New York City Administrative Code Claims
The court addressed Rice's allegations under the New York City Administrative Code § 20-490, which prohibits unlicensed debt collection practices. The court first noted that the existence of a private right of action under this provision was unclear, and it pointed out that previous state court interpretations varied regarding the definition of a "debt collection agency." The court reiterated that Rice's claims primarily relied on the validity of the foreclosure and mortgage issues, which were precluded. In light of the dismissal of the federal claims, the court declined to exercise supplemental jurisdiction over Rice's claims under the New York City Administrative Code.

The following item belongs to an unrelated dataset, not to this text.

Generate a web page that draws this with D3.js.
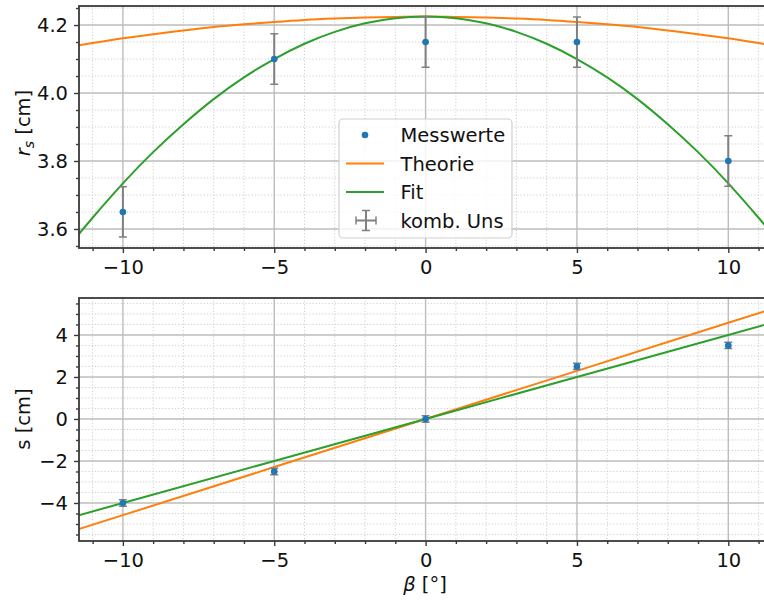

As a result, the court dismissed those claims as well, concluding that Rice had not sufficiently established a basis for relief under the administrative law.
Criminal Law Claims
The court examined Rice's attempts to assert claims under criminal statutes, specifically New York Penal Law § 105.25 and 18 U.S.C. § 371, which pertain to conspiracy. It clarified that individuals cannot bring criminal charges on their own, as criminal prosecutions are exclusively reserved for public prosecutors who have the discretion to initiate legal actions. Consequently, the court dismissed Rice's criminal claims on the grounds that she lacked standing to pursue them. Additionally, the court noted that Rice's fleeting references to the Racketeer Influenced and Corrupt Organizations Act (RICO) were merely conclusory and did not provide a sufficient basis for a civil or criminal claim under that statute. Thus, the court found that Rice's criminal allegations were without merit and dismissed them.